We heated rock salt for a chemistry lab and it changed from white crystally rock to brown rock and ash-like materiak on the bottom of the test tube. Also there was a sizzling\popping noise. Why did it change colour and why was there a noise? What caused this?


2 Answers 2


"Rock salt" contains many impurities, in addition to its main ingredient, sodium chloride. Some trace chemicals in rock salt, such as lithium chloride or sodium carbonate, hold onto water, which might boil out, sizzling and popping, and if your specimen got hot enough, carbonates could decompose.

Even if you had used "table salt", rather than rock salt, chemicals are intentionally added, such as sodium ferrocyanide (to prevent caking), which has a yellowish color and potassium iodide (as a food supplement).

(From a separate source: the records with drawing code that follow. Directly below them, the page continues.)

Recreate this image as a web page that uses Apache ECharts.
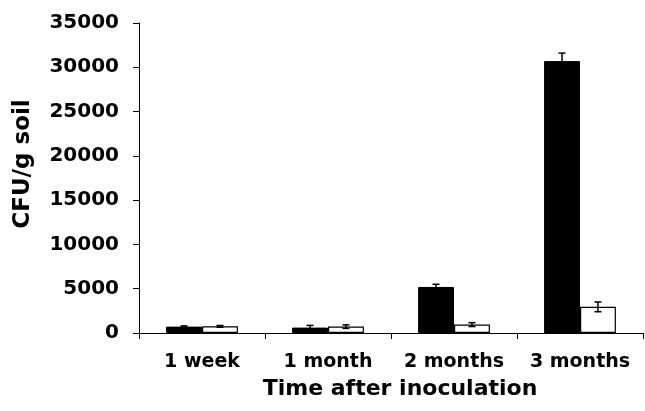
<!DOCTYPE html>
<html>
<head>
<meta charset="utf-8">
<style>
  html, body { margin: 0; padding: 0; background: #fff; }
  #chart { width: 645px; height: 411px; }
</style>
<script src="https://cdn.jsdelivr.net/npm/echarts@6/dist/echarts.min.js"></script>
</head>
<body>
<div id="chart"></div>
<script>
const categories = ['1 week', '1 month', '2 months', '3 months']
const blackValues = [720, 610, 5200, 30700]
const blackErrors = [80, 250, 300, 900]
const whiteValues = [750, 720, 950, 2950]
const whiteErrors = [100, 200, 220, 550]
const yTicks = { min: 0, max: 35000, interval: 5000 }

const barGapPct = 43
const font = 'DejaVu Sans'

// error bar drawn at the left (-1) or right (+1) bar of each category
function errorBar (side) {
  return function (params, api) {
    const idx = api.value(0)
    const val = api.value(1)
    const err = api.value(2)
    const band = api.size([1, 0])[0]
    const barW = band * (1 - barGapPct / 100) / 2
    const c = api.coord([idx, val])
    const x = c[0] + side * barW / 2
    const top = api.coord([idx, val + err])[1]
    const bot = api.coord([idx, val - err])[1]
    const cap = 3.5
    const style = { stroke: '#000', lineWidth: 1.5 }
    return {
      type: 'group',
      children: [
        { type: 'line', shape: { x1: x, y1: top, x2: x, y2: bot }, style: style },
        { type: 'line', shape: { x1: x - cap, y1: top, x2: x + cap, y2: top }, style: style },
        { type: 'line', shape: { x1: x - cap, y1: bot, x2: x + cap, y2: bot }, style: style }
      ]
    }
  }
}

const chart = echarts.init(document.getElementById('chart'))
chart.setOption({
  animation: false,
  grid: { left: 139, right: 2, top: 23, bottom: 78 },
  xAxis: {
    type: 'category',
    data: categories,
    name: 'Time after inoculation',
    nameLocation: 'middle',
    nameGap: 45,
    nameTextStyle: { fontFamily: font, fontWeight: 'bold', fontSize: 22, color: '#000', padding: [0, 0, 0, 18] },
    axisLine: { lineStyle: { color: '#000', width: 1 } },
    axisTick: { show: true, length: 6, lineStyle: { color: '#000' } },
    axisLabel: { interval: 0, hideOverlap: false, fontFamily: font, fontWeight: 'bold', fontSize: 19, color: '#000', margin: 20 }
  },
  yAxis: {
    type: 'value',
    min: yTicks.min,
    max: yTicks.max,
    interval: yTicks.interval,
    name: 'CFU/g soil',
    nameLocation: 'middle',
    nameGap: 104,
    nameTextStyle: { fontFamily: font, fontWeight: 'bold', fontSize: 23, color: '#000', padding: [0, 0, 0, 28] },
    axisLine: { show: true, lineStyle: { color: '#000', width: 1 } },
    axisTick: { show: true, length: 6, lineStyle: { color: '#000' } },
    axisLabel: { fontFamily: font, fontWeight: 'bold', fontSize: 20, color: '#000', margin: 20, formatter: v => String(v) },
    splitLine: { show: false }
  },
  series: [
    {
      type: 'bar',
      data: blackValues,
      barGap: 0,
      barCategoryGap: barGapPct + '%',
      itemStyle: { color: '#000', borderColor: '#000', borderWidth: 1 }
    },
    {
      type: 'bar',
      data: whiteValues,
      barGap: 0,
      barCategoryGap: barGapPct + '%',
      itemStyle: { color: '#fff', borderColor: '#000', borderWidth: 1.2 }
    },
    {
      type: 'custom',
      renderItem: errorBar(-1),
      data: blackValues.map((v, i) => [i, v, blackErrors[i]]),
      z: 10
    },
    {
      type: 'custom',
      renderItem: errorBar(1),
      data: whiteValues.map((v, i) => [i, v, whiteErrors[i]]),
      z: 10
    }
  ]
})
</script>
</body>
</html>
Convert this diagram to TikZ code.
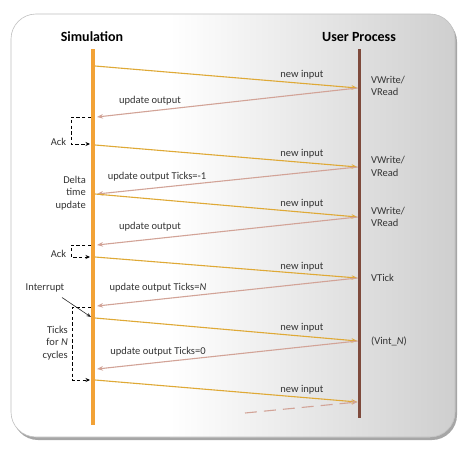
\documentclass[tikz,border=0pt]{standalone}
\usepackage{fontspec}
\setmainfont{Carlito}
\usetikzlibrary{arrows.meta}
\definecolor{simorange}{HTML}{F2A236}
\definecolor{userbrown}{HTML}{7E4A3C}
\definecolor{inyellow}{HTML}{DFA936}
\definecolor{outpink}{HTML}{D2A397}
\definecolor{txt}{HTML}{333333}
\begin{document}
\begin{tikzpicture}[x=1pt,y=-1pt,
  lbl/.style={font=\fontsize{10.5}{12.5}\selectfont, inner sep=0pt, text=txt},
  ttl/.style={font=\bfseries\fontsize{14}{16}\selectfont, inner sep=0pt, text=black},
  inarrow/.style={draw=inyellow, line width=1.1pt, -{Stealth[length=6pt,width=4.5pt]}},
  outarrow/.style={draw=outpink, line width=1.1pt, -{Stealth[length=6pt,width=4.5pt]}},
  ackline/.style={draw=black, line width=1pt, dash pattern=on 3.5pt off 2.2pt, -{Stealth[length=4.5pt,width=4pt]}},
  lifeline/.style={line width=3.5pt}]
\useasboundingbox (0,0) rectangle (474,455);
% panel
\fill[black!35, rounded corners=25pt] (13,17) rectangle (457,440);
\begin{scope}
  \clip[rounded corners=25pt] (11,14) rectangle (455,437);
  \fill[white] (0,0) rectangle (474,455);
  \shade[left color=white, right color=black!19] (170,0) rectangle (456,455);
\end{scope}
\draw[black!25, line width=0.6pt, rounded corners=25pt] (11,14) rectangle (455,437);
% titles
\node[ttl] (tsim) at (92,37) {Simulation};
\node[ttl] (tusr) at (359,37) {User Process};
% lifelines
\coordinate (simtop) at (93,49);
\coordinate (simbot) at (93,425);
\coordinate (usrtop) at (359.5,49);
\coordinate (usrbot) at (359.5,418);
\draw[lifeline, simorange] (simtop) -- (simbot);
\draw[lifeline, userbrown, line width=3pt] (usrtop) -- (usrbot);
% sim side points
\coordinate (a1) at (95,66);
\coordinate (b1) at (97,117);
\coordinate (a2) at (95,145);
\coordinate (b2) at (97,194);
\coordinate (a3) at (95,194);
\coordinate (b3) at (97,245);
\coordinate (a4) at (95,257);
\coordinate (b4) at (97,306);
\coordinate (a5) at (95,318);
\coordinate (b5) at (97,369);
\coordinate (a6) at (95,380);
% user side points
\coordinate (u1) at (357.5,88);
\coordinate (u2) at (357.5,167);
\coordinate (u3) at (357.5,217);
\coordinate (u4) at (357.5,278);
\coordinate (u5) at (357.5,341);
\coordinate (u6) at (357.5,402);
% messages
\draw[inarrow] (a1) -- (u1);
\draw[outarrow] (u1) -- (b1);
\draw[inarrow] (a2) -- (u2);
\draw[outarrow] (u2) -- (b2);
\draw[inarrow] (a3) -- (u3);
\draw[outarrow] (u3) -- (b3);
\draw[inarrow] (a4) -- (u4);
\draw[outarrow] (u4) -- (b4);
\draw[inarrow] (a5) -- (u5);
\draw[outarrow] (u5) -- (b5);
\draw[inarrow] (a6) -- (u6);
\coordinate (dstart) at (245,413);
\draw[draw=outpink, line width=1.1pt, dash pattern=on 12pt off 7pt, -{Stealth[length=6pt,width=4.5pt]}] (dstart) -- (u6);
% message labels
\node[lbl] (n1) at (302,75) {new input};
\node[lbl] (o1) at (150,101) {update output};
\node[lbl] (n2) at (302,154) {new input};
\node[lbl] (o2) at (157,177) {update output Ticks=-1};
\node[lbl] (n3) at (302,204) {new input};
\node[lbl] (o3) at (150,227) {update output};
\node[lbl] (n4) at (302,267) {new input};
\node[lbl] (o4) at (158,288) {update output Ticks=\textit{N}};
\node[lbl] (n5) at (302,328) {new input};
\node[lbl] (o5) at (158,352) {update output Ticks=0};
\node[lbl] (n6) at (302,390) {new input};
% user side labels
\node[lbl, anchor=west, align=left] (r1) at (371,86) {VWrite/\\VRead};
\node[lbl, anchor=west, align=left] (r2) at (371,166.5) {VWrite/\\VRead};
\node[lbl, anchor=west, align=left] (r3) at (371,217) {VWrite/\\VRead};
\node[lbl, anchor=west] (r4) at (371,278) {VTick};
\node[lbl, anchor=west] (r5) at (371,341) {(Vint\_\textit{N})};
% Ack loops
\coordinate (k1a) at (91,117);
\coordinate (k1b) at (71,117);
\coordinate (k1c) at (71,144);
\coordinate (k1d) at (90,144);
\draw[ackline] (k1a) -- (k1b) -- (k1c) -- (k1d);
\node[lbl] (ack1) at (58.5,142) {Ack};
\coordinate (k2a) at (91,245);
\coordinate (k2b) at (71,245);
\coordinate (k2c) at (71,257);
\coordinate (k2d) at (90,257);
\draw[ackline] (k2a) -- (k2b) -- (k2c) -- (k2d);
\node[lbl] (ack2) at (58.5,254) {Ack};
% delta time update
\node[lbl, anchor=north east, align=right, font=\fontsize{10.5}{12.5}\selectfont] (dtu) at (86,176) {Delta\\time\\update};
% Ticks for N cycles
\coordinate (k3a) at (91,307);
\coordinate (k3b) at (72,307);
\coordinate (k3c) at (72,380);
\coordinate (k3d) at (90,380);
\draw[ackline] (k3a) -- (k3b) -- (k3c) -- (k3d);
\node[lbl, anchor=north east, align=right, font=\fontsize{10.5}{12.5}\selectfont] (tnc) at (68,326) {Ticks\\for \textit{N}\\cycles};
% Interrupt
\node[lbl] (intr) at (45,288) {Interrupt};
\coordinate (itip) at (91,317);
\draw[black!85, line width=0.6pt, -{Stealth[length=4.5pt,width=3.5pt]}] (62,297.5) -- (itip);
\end{tikzpicture}
\end{document}
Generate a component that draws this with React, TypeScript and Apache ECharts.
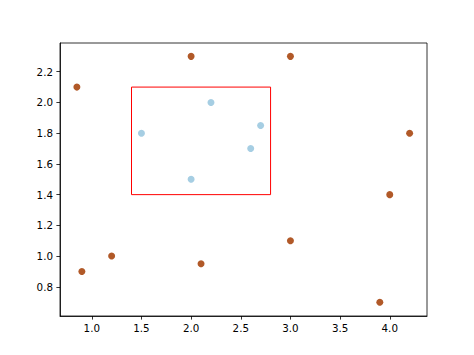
import React, { useEffect, useRef } from "react";
import * as echarts from "echarts";

const outsideX = [0.85, 2.0, 3.0, 4.2, 4.0, 3.0, 0.9, 1.2, 2.1, 3.9];
const outsideY = [2.1, 2.3, 2.3, 1.8, 1.4, 1.1, 0.9, 1.0, 0.95, 0.7];
const insideX = [1.5, 2.2, 2.7, 2.6, 2.0];
const insideY = [1.8, 2.0, 1.85, 1.7, 1.5];
const rectX = [1.4, 2.8, 2.8, 1.4, 1.4];
const rectY = [1.4, 1.4, 2.1, 2.1, 1.4];
const xTicks = [1.0, 1.5, 2.0, 2.5, 3.0, 3.5, 4.0];
const yTicks = [0.8, 1.0, 1.2, 1.4, 1.6, 1.8, 2.0, 2.2];

export default function App() {
  const ref = useRef<HTMLDivElement>(null);
  useEffect(() => {
    const chart = echarts.init(ref.current!, null, { renderer: "svg" });
    const font = { fontFamily: "DejaVu Sans", fontSize: 10.3, color: "#000" };
    chart.setOption({
      animation: false,
      backgroundColor: "#fff",
      grid: {
        left: 60,
        right: 47,
        top: 43,
        bottom: 39,
        show: true,
        borderColor: "#000",
        borderWidth: 0.8,
        backgroundColor: "transparent",
      },
      xAxis: {
        type: "value",
        min: 0.68,
        max: 4.375,
        splitLine: { show: false },
        axisLine: { show: true, lineStyle: { color: "#000", width: 0.8 } },
        axisTick: {
          show: true,
          inside: false,
          length: 3.6,
          lineStyle: { color: "#000", width: 0.8 },
          customValues: xTicks,
        },
        axisLabel: {
          ...font,
          margin: 7,
          customValues: xTicks,
          formatter: (v: number) => v.toFixed(1),
        },
      },
      yAxis: {
        type: "value",
        min: 0.61,
        max: 2.387,
        splitLine: { show: false },
        axisLine: { show: true, lineStyle: { color: "#000", width: 0.8 } },
        axisTick: {
          show: true,
          inside: false,
          length: 3.6,
          lineStyle: { color: "#000", width: 0.8 },
          customValues: yTicks,
        },
        axisLabel: {
          ...font,
          margin: 7,
          customValues: yTicks,
          formatter: (v: number) => v.toFixed(1),
        },
      },
      series: [
        {
          type: "line",
          data: rectX.map((x, i) => [x, rectY[i]]),
          symbol: "none",
          lineStyle: { color: "#ff0000", width: 1 },
          z: 1,
        },
        {
          type: "scatter",
          data: outsideX.map((x, i) => [x, outsideY[i]]),
          symbolSize: 7,
          itemStyle: { color: "#b15928", opacity: 1 },
          z: 2,
        },
        {
          type: "scatter",
          data: insideX.map((x, i) => [x, insideY[i]]),
          symbolSize: 7,
          itemStyle: { color: "#a6cee3", opacity: 1 },
          z: 2,
        },
      ],
    });
    return () => chart.dispose();
  }, []);
  return <div ref={ref} style={{ width: 474, height: 355, position: "absolute", left: 0, top: 0 }} />;
}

Had you heated pure sodium chloride, there should not have been a color change.


I'm not too sure what you are asking. If you are refering to rock salt as in sodium chloride (NaCl), I too am at a loss at how you would have created such an effect.

I will assume that you have heated some random other compound since NaCl does not decompose/ react to heat so readily.

It is possible that the "rock salt" reacted to the heat and perhaps decomposed.

For example, CaCO3 (calcium carbonate) decomposes to CaO and Oxygen, perhaps forming the sizzling noise.